* _ITEMS_
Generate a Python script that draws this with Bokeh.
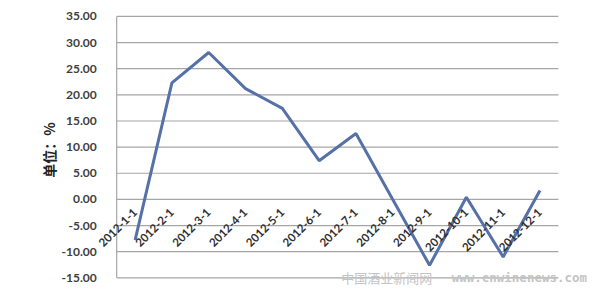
import math
from bokeh.plotting import figure
from bokeh.models import Range1d, FixedTicker, NumeralTickFormatter, Label
from bokeh.embed import file_html
from bokeh.resources import INLINE

categories = ["2012-1-1", "2012-2-1", "2012-3-1", "2012-4-1", "2012-5-1", "2012-6-1",
              "2012-7-1", "2012-8-1", "2012-9-1", "2012-10-1", "2012-11-1", "2012-12-1"]
values = [-7.8, 22.3, 28.1, 21.2, 17.4, 7.4, 12.6, 0.0, -12.6, 0.4, -11.0, 1.7]
y_ticks = [-15, -10, -5, 0, 5, 10, 15, 20, 25, 30, 35]
y_label = "单位：%"
watermark_cn = "中国酒业新闻网"
watermark_en = "www.cnwinenews.com"

n = len(categories)
xpos = [i + 0.5 for i in range(n)]

p = figure(width=600, height=295, output_backend="svg", toolbar_location=None,
           x_range=Range1d(-2.07, n + 1.09), y_range=Range1d(-18, 36.9),
           min_border_left=40, min_border_right=2, min_border_top=6, min_border_bottom=2)
p.outline_line_color = None
p.background_fill_color = "white"
p.border_fill_color = "white"
p.xgrid.grid_line_color = None
p.ygrid.grid_line_color = None

# horizontal gridlines spanning the category area only
p.segment(x0=[0] * len(y_ticks), x1=[n] * len(y_ticks), y0=y_ticks, y1=y_ticks,
          line_color="#a6a6a6", line_width=1.2)
# vertical axis line
p.segment(x0=[0], x1=[0], y0=[y_ticks[0]], y1=[y_ticks[-1]], line_color="#a6a6a6", line_width=1.2)

xax = p.xaxis[0]
xax.fixed_location = 0
xax.ticker = FixedTicker(ticks=xpos)
xax.major_label_overrides = {x: c for x, c in zip(xpos, categories)}
xax.axis_line_color = None
xax.major_tick_line_color = None
xax.minor_tick_line_color = None
xax.major_label_orientation = math.pi / 4
xax.major_label_text_font = "Lato"
xax.major_label_text_font_size = "11.5px"
xax.major_label_text_font_style = "bold"
xax.major_label_text_color = "#303030"
xax.major_label_standoff = 5

yax = p.yaxis[0]
yax.fixed_location = 0
yax.ticker = FixedTicker(ticks=y_ticks)
yax.formatter = NumeralTickFormatter(format="0.00")
yax.major_label_text_font = "Lato"
yax.major_label_text_font_size = "12px"
yax.major_label_text_color = "#404040"
yax.major_label_text_font_style = "bold"
yax.major_label_standoff = 14
yax.major_tick_line_color = None
yax.minor_tick_line_color = None
yax.axis_line_color = None
yax.axis_label = y_label
yax.axis_label_text_font = "Noto Sans CJK SC"
yax.axis_label_text_font_size = "14px"
yax.axis_label_text_font_style = "bold"
yax.axis_label_text_color = "#222222"
yax.axis_label_standoff = -1

p.line(x=xpos, y=values, line_color="#5670a8", line_width=3)

p.add_layout(Label(x=6.1, y=-15, text=watermark_cn, text_font="Noto Sans CJK SC",
                   text_font_size="13px", text_color="#c4c4c4", text_baseline="middle"))
p.add_layout(Label(x=9.1, y=-15, text=watermark_en, text_font="DejaVu Sans Mono",
                   text_font_size="12.5px", text_color="#c4c4c4", text_baseline="middle",
                   text_font_style="bold"))

open("out.html", "w").write(file_html(p, INLINE))
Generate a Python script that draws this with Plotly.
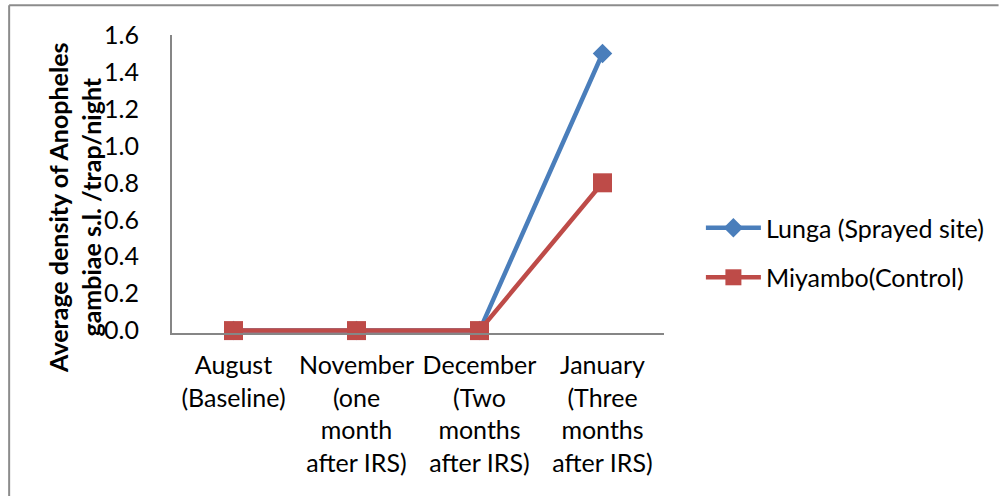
import plotly.graph_objects as go

# Sampling periods (before and after indoor residual spraying)
categories = [
    "August<br>(Baseline)",
    "November<br>(one<br>month<br>after IRS)",
    "December<br>(Two<br>months<br>after IRS)",
    "January<br>(Three<br>months<br>after IRS)",
]
lunga = [0.0, 0.0, 0.0, 1.5]      # sprayed site
miyambo = [0.0, 0.0, 0.0, 0.8]    # control site
y_ticks = [0.0, 0.2, 0.4, 0.6, 0.8, 1.0, 1.2, 1.4, 1.6]

FONT = "Lato, Carlito, Calibri, sans-serif"
BLUE = "#4A7EBB"
RED = "#BE4B48"
AXIS = "#868686"
FS = 25

fig = go.Figure()
fig.add_trace(go.Scatter(
    x=categories, y=lunga, name="Lunga (Sprayed site)", legendgroup="a",
    mode="lines+markers", cliponaxis=False,
    line=dict(color=BLUE, width=4.5),
    marker=dict(symbol="diamond", size=15, color=BLUE),
))
fig.add_trace(go.Scatter(
    x=categories, y=miyambo, name="Miyambo(Control)", legendgroup="b",
    mode="lines+markers", cliponaxis=False,
    line=dict(color=RED, width=4.5),
    marker=dict(symbol="square", size=19, color=RED),
))

# y-axis title, two lines, rotated
fig.add_annotation(
    text="<b>Average density of Anopheles<br>gambiae s.l. /trap/night</b>",
    xref="paper", yref="paper", x=-0.197, y=0.42,
    xanchor="center", yanchor="middle", textangle=-90, showarrow=False,
    font=dict(family=FONT, size=FS, color="black"),
)

# frame line along the top and left edges
fig.add_shape(type="line", xref="paper", yref="paper",
              x0=-0.331, x1=1.68, y0=1.1, y1=1.1,
              line=dict(color="#8C8C8C", width=2))
fig.add_shape(type="line", xref="paper", yref="paper",
              x0=-0.331, x1=-0.331, y0=1.1, y1=-0.6,
              line=dict(color="#8C8C8C", width=2))

fig.update_layout(
    width=1002, height=496,
    margin=dict(l=172, r=334, t=35, b=163),
    paper_bgcolor="white", plot_bgcolor="white",
    font=dict(family=FONT, size=FS, color="black"),
    showlegend=True,
    legend=dict(
        x=1.075, y=0.27, xanchor="left", yanchor="middle",
        font=dict(family=FONT, size=FS, color="black"),
        tracegroupgap=14, itemwidth=55,
        bgcolor="rgba(0,0,0,0)",
    ),
    xaxis=dict(
        range=[-0.5, 3.5], showgrid=False, zeroline=False,
        showline=True, linecolor=AXIS, linewidth=2,
        ticks="", tickfont=dict(family=FONT, size=FS, color="black"),
        ticklabelstandoff=9,
    ),
    yaxis=dict(
        # small headroom below zero keeps the zero-level lines unclipped
        range=[-0.013, 1.6], tickvals=y_ticks, tickformat=".1f",
        showgrid=False, zeroline=False,
        showline=True, linecolor=AXIS, linewidth=2,
        ticks="", tickfont=dict(family=FONT, size=FS, color="black"),
        ticklabelstandoff=26,
    ),
)

fig.write_html("out.html")
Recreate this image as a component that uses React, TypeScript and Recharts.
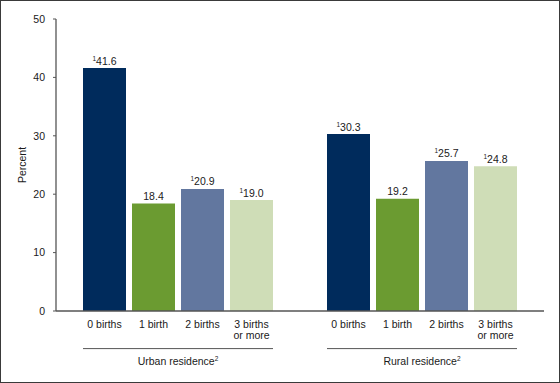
import React from 'react';
import { BarChart, Bar, XAxis, YAxis, LabelList } from 'recharts';

const groups = ['Urban residence', 'Rural residence'];
const categoryLines = [['0 births'], ['1 birth'], ['2 births'], ['3 births', 'or more']];
const urbanValues = [41.6, 18.4, 20.9, 19.0];
const ruralValues = [30.3, 19.2, 25.7, 24.8];
const urbanFlags = [true, false, true, true];
const ruralFlags = [true, false, true, true];
const yTicks = [0, 10, 20, 30, 40, 50];
const colors = ['#002b5c', '#6b9b31', '#62779f', '#cfddb7'];

const valuesByGroup = [urbanValues, ruralValues];
const flagsByGroup = [urbanFlags, ruralFlags];

const data = groups.map((g, gi) => {
  const row: any = { group: g };
  categoryLines.forEach((_, ci) => {
    row['s' + ci] = valuesByGroup[gi][ci];
  });
  return row;
});

const FONT = '"Liberation Sans", Arial, sans-serif';
const FS = 10.5;
const TEXT = '#1a1a1a';
const AXIS = '#555555';
const BAR_SIZE = 43;
const BAR_GAP = 6;
const GROUP_HALF = (BAR_SIZE * categoryLines.length + BAR_GAP * (categoryLines.length - 1)) / 2;

const makeValueLabel = (ci: number) => (props: any) => {
  const { x, y, width, value, index } = props;
  const flag = flagsByGroup[index][ci];
  return (
    <text x={Number(x) + Number(width) / 2} y={Number(y) - 3.5} textAnchor="middle" fontFamily={FONT} fontSize={FS} fill={TEXT}>
      {flag ? <tspan fontSize={6.5} dy={-4}>1</tspan> : null}
      <tspan dy={flag ? 4 : 0}>{Number(value).toFixed(1)}</tspan>
    </text>
  );
};

const makeCategoryLabel = (ci: number) => (props: any) => {
  const { x, y, width, height } = props;
  const cx = Number(x) + Number(width) / 2;
  const base = Number(y) + Number(height) + 17;
  return (
    <text x={cx} y={base} textAnchor="middle" fontFamily={FONT} fontSize={FS} fill={TEXT}>
      {categoryLines[ci].map((line, li) => (
        <tspan key={li} x={cx} dy={li === 0 ? 0 : 11}>{line}</tspan>
      ))}
    </text>
  );
};

const GroupTick = (props: any) => {
  const { x, y, payload } = props;
  return (
    <g>
      <line x1={x - GROUP_HALF} x2={x + GROUP_HALF} y1={y + 37.6} y2={y + 37.6} stroke={AXIS} strokeWidth={1} />
      <text x={x} y={y + 54} textAnchor="middle" fontFamily={FONT} fontSize={FS} fill={TEXT}>
        {payload.value}
        <tspan fontSize={6.5} dy={-4}>2</tspan>
      </text>
    </g>
  );
};

const PercentLabel = (props: any) => {
  const vb = props.viewBox || {};
  const x = vb.x + 6;
  const y = vb.y + vb.height / 2;
  return (
    <text x={x} y={y} transform={`rotate(-90 ${x} ${y})`} textAnchor="middle" dominantBaseline="central" fontFamily={FONT} fontSize={FS} fill={TEXT}>
      Percent
    </text>
  );
};

export default function App() {
  return (
    <div style={{ position: 'absolute', left: 0, top: 0, width: 560, height: 383, background: '#fff' }}>
      <BarChart
        width={560}
        height={383}
        data={data}
        margin={{ top: 19, right: 16, bottom: 12, left: 16 }}
        barSize={BAR_SIZE}
        barGap={BAR_GAP}
      >
        <XAxis
          dataKey="group"
          height={60}
          tickLine={false}
          tickSize={0}
          tickMargin={0}
          axisLine={{ stroke: AXIS, strokeWidth: 1.3 }}
          tick={<GroupTick />}
          interval={0}
        />
        <YAxis
          width={40}
          domain={[0, 50]}
          ticks={yTicks}
          tickSize={3}
          tickMargin={8}
          axisLine={{ stroke: AXIS, strokeWidth: 1.3 }}
          tickLine={{ stroke: AXIS }}
          tick={{ fontFamily: FONT, fontSize: FS, fill: TEXT }}
          label={<PercentLabel />}
          allowDecimals={false}
        />
        {categoryLines.map((_, ci) => (
          <Bar key={ci} dataKey={'s' + ci} fill={colors[ci]} isAnimationActive={false}>
            <LabelList dataKey={'s' + ci} content={makeValueLabel(ci)} />
            <LabelList dataKey={'s' + ci} content={makeCategoryLabel(ci)} />
          </Bar>
        ))}
      </BarChart>
      <div style={{ position: 'absolute', left: 0, top: 0, width: 558, height: 381, border: '1px solid #3a3a3a', pointerEvents: 'none' }} />
    </div>
  );
}
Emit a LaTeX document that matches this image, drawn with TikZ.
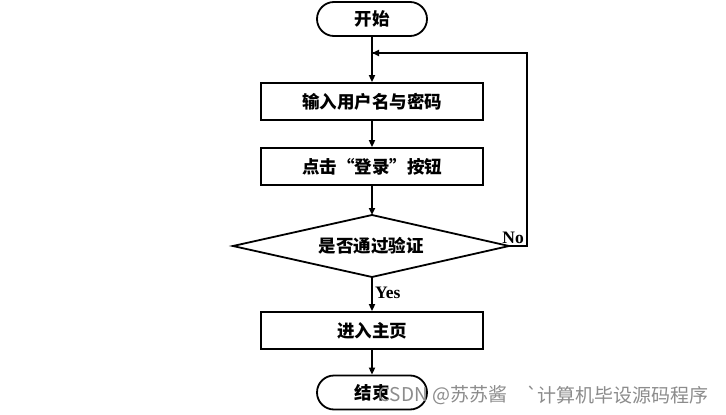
\documentclass[tikz,border=0pt]{standalone}
\usepackage{fontspec}
\newfontfamily\cjk{Noto Sans CJK SC}
\newfontfamily\yn{Liberation Serif}
\usetikzlibrary{arrows.meta}
\begin{document}
\begin{tikzpicture}[x=1pt,y=-1pt,
  every node/.style={font=\cjk\bfseries\fontsize{17.5}{19}\selectfont},
  term/.style={draw,line width=1.8pt,rounded corners=17pt,minimum width=110pt,minimum height=34pt,inner sep=0pt},
  proc/.style={draw,line width=1.8pt,minimum width=222pt,minimum height=37pt,inner sep=0pt},
  edge/.style={line width=1.8pt},
  conn/.style={line width=1.8pt,-{Triangle[length=7pt,width=6pt]}},
  lbl/.style={font=\yn\bfseries\fontsize{17.5}{19}\selectfont,inner sep=0pt},
  wm/.style={font=\cjk\fontsize{19}{21}\selectfont,text=black!45,inner sep=0pt}
]
\useasboundingbox[fill=white] (0,0) rectangle (726,415);
\node[term] (start) at (372,19) {开始};
\node[proc] (b1) at (372,101.5) {输入用户名与密码};
\node[proc] (b2) at (372,166.5) {点击“登录”按钮};
\node (d) at (371,246) {是否通过验证};
\coordinate (dn) at (372,215);
\coordinate (de) at (509,246);
\coordinate (ds) at (372,277);
\coordinate (dw) at (233,246);
\draw[edge,line join=miter] (dn) -- (de) -- (ds) -- (dw) -- cycle;
\node[proc] (b3) at (372,330.5) {进入主页};
\node[term] (end) at (372,392.5) {结束};
\coordinate (r1) at (527,246);
\coordinate (r2) at (527,53);
\coordinate (m) at (372,53);
\draw[conn] (start.south) -- (b1.north);
\draw[conn] (b1) -- (b2);
\draw[conn] (b2) -- (dn);
\draw[conn] (ds) -- (b3.north);
\node[lbl,anchor=west] (yes) at (375,293) {Yes};
\draw[conn] (b3) -- (end);
\draw[edge] (de) -- (r1) -- (r2) -- (m);
\draw[conn] (r2) -- (m);
\node[lbl,anchor=base east] (no) at (524,243) {No};
\node[wm,anchor=west] (w1) at (378,395) {CSDN @苏苏酱};
\node[wm,anchor=east] (w2) at (709,395) {`计算机毕设源码程序};
\end{tikzpicture}
\end{document}
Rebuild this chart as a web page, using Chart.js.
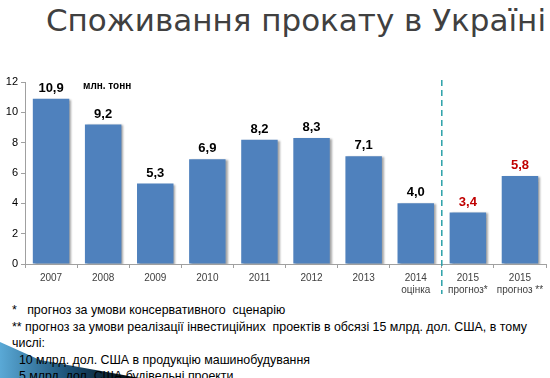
<!DOCTYPE html>
<html>
<head>
<meta charset="utf-8">
<script src="https://cdn.jsdelivr.net/npm/chart.js@4"></script>
<style>
  body { margin: 0; width: 550px; height: 378px; background: #fff; overflow: hidden; position: relative; font-family: "Liberation Sans", Arial, sans-serif; }
  #title { position: absolute; left: 0; top: 0; width: 546px; text-align: right; font-family: "DejaVu Sans", Verdana, sans-serif; font-size: 31px; color: #404040; line-height: 40px; }
  #box { position: absolute; left: 0; top: 72px; width: 550px; height: 230px; }
  #notes { position: absolute; left: 12px; top: 302px; font-size: 12.4px; color: #000; line-height: 16.5px; }
  #notes div { white-space: pre; }
  #deco { position: absolute; left: 0; top: 330px; }
</style>
</head>
<body>
<div id="title">Споживання прокату в Україні</div>
<div id="box"><canvas id="c"></canvas></div>
<svg id="deco" width="160" height="48">
  <defs>
    <linearGradient id="g" x1="0" y1="0" x2="1" y2="0">
      <stop offset="0" stop-color="#5aa9d6"/>
      <stop offset="0.5" stop-color="#1b4f74"/>
      <stop offset="1" stop-color="#000"/>
    </linearGradient>
  </defs>
  <polygon points="0,12 40,30 140,48 0,48" fill="url(#g)"/>
</svg>
<div id="notes">
  <div>*   прогноз за умови консервативного  сценарію</div>
  <div>** прогноз за умови реалізації інвестиційних  проектів в обсязі 15 млрд. дол. США, в тому</div>
  <div>числі:</div>
  <div>  10 млрд. дол. США в продукцію машинобудування</div>
  <div>  5 млрд. дол. США будівельні проекти</div>
</div>
<script>
const years = ["2007", "2008", "2009", "2010", "2011", "2012", "2013", "2014", "2015", "2015"];
const subLabels = ["", "", "", "", "", "", "", "оцінка", "прогноз*", "прогноз **"];
const values = [10.9, 9.2, 5.3, 6.9, 8.2, 8.3, 7.1, 4.0, 3.4, 5.8];
const labelColors = ["#000", "#000", "#000", "#000", "#000", "#000", "#000", "#000", "#c00000", "#c00000"];
const yTicks = [0, 2, 4, 6, 8, 10, 12];

const shadow = {
  id: "shadow",
  beforeDatasetsDraw(chart) {
    const ctx = chart.ctx;
    ctx.save();
    ctx.shadowColor = "rgba(0,0,0,0.35)";
    ctx.shadowOffsetX = 2;
    ctx.shadowOffsetY = 1;
    ctx.shadowBlur = 2;
  },
  afterDatasetsDraw(chart) {
    chart.ctx.restore();
  }
};

const valueLabels = {
  id: "valueLabels",
  afterDraw(chart) {
    const ctx = chart.ctx;
    const meta = chart.getDatasetMeta(0);
    ctx.save();
    ctx.font = "bold 13px 'Liberation Sans', Arial, sans-serif";
    ctx.textAlign = "center";
    ctx.textBaseline = "bottom";
    meta.data.forEach((bar, i) => {
      ctx.fillStyle = labelColors[i];
      ctx.fillText(values[i].toFixed(1).replace(".", ","), bar.x, bar.y - 4);
    });
    ctx.font = "bold 10px 'Liberation Sans', Arial, sans-serif";
    ctx.fillStyle = "#000";
    ctx.textAlign = "left";
    ctx.textBaseline = "middle";
    ctx.fillText("млн. тонн", 83, chart.scales.y.getPixelForValue(11.7));
    // dashed separator between actual and forecast
    const x = (meta.data[7].x + meta.data[8].x) / 2;
    ctx.strokeStyle = "#2aa0a8";
    ctx.lineWidth = 1.5;
    ctx.setLineDash([6, 4]);
    ctx.beginPath();
    ctx.moveTo(x, chart.chartArea.top - 2);
    ctx.lineTo(x, chart.chartArea.bottom + 30);
    ctx.stroke();
    ctx.restore();
  }
};

new Chart(document.getElementById("c"), {
  type: "bar",
  data: {
    labels: years.map((y, i) => subLabels[i] ? [y, subLabels[i]] : y),
    datasets: [{
      data: values,
      backgroundColor: "#4f81bd",
      barPercentage: 0.7,
      categoryPercentage: 1
    }]
  },
  options: {
    responsive: true,
    maintainAspectRatio: false,
    animation: false,
    layout: { padding: { top: 10, right: 4, left: 0, bottom: 0 } },
    plugins: { legend: { display: false }, tooltip: { enabled: false } },
    scales: {
      x: {
        offset: true,
        grid: { display: true, drawOnChartArea: false, offset: true, tickLength: 4, color: "#a0a0a0" },
        border: { color: "#a0a0a0" },
        ticks: { color: "#404040", font: { size: 10, family: "'Liberation Sans', Arial, sans-serif" }, maxRotation: 0, padding: 4 },
        afterFit(scale) { scale.height = 38; }
      },
      y: {
        min: 0,
        max: 12,
        afterBuildTicks(scale) { scale.ticks = yTicks.map(v => ({ value: v })); },
        grid: { display: true, drawOnChartArea: false, tickLength: 4, color: "#a0a0a0" },
        border: { color: "#a0a0a0" },
        ticks: { color: "#000", font: { size: 11, family: "'Liberation Sans', Arial, sans-serif" }, padding: 3 },
        afterFit(scale) { scale.width = 25; }
      }
    }
  },
  plugins: [shadow, valueLabels]
});
</script>
</body>
</html>
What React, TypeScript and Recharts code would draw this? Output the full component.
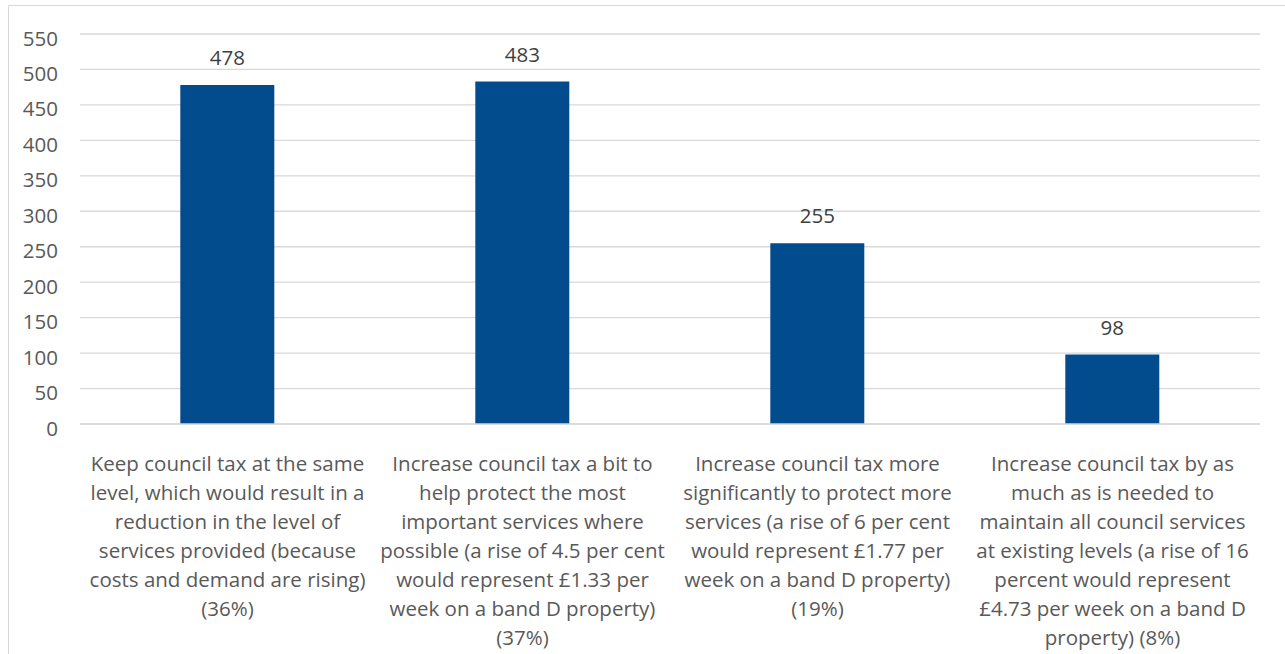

* _REQUIRED WORK_
Hand back the exact lines from the start of the entries to the line with "from bokeh.resources import INLINE", both ends kept and pictures left out.

* _OUTPUT OF THE TASK_
Generate a Python script that draws this with Bokeh.
import math
from bokeh.plotting import figure
from bokeh.models import Range1d, FixedTicker, NumeralTickFormatter, Label
from bokeh.embed import file_html
from bokeh.resources import INLINE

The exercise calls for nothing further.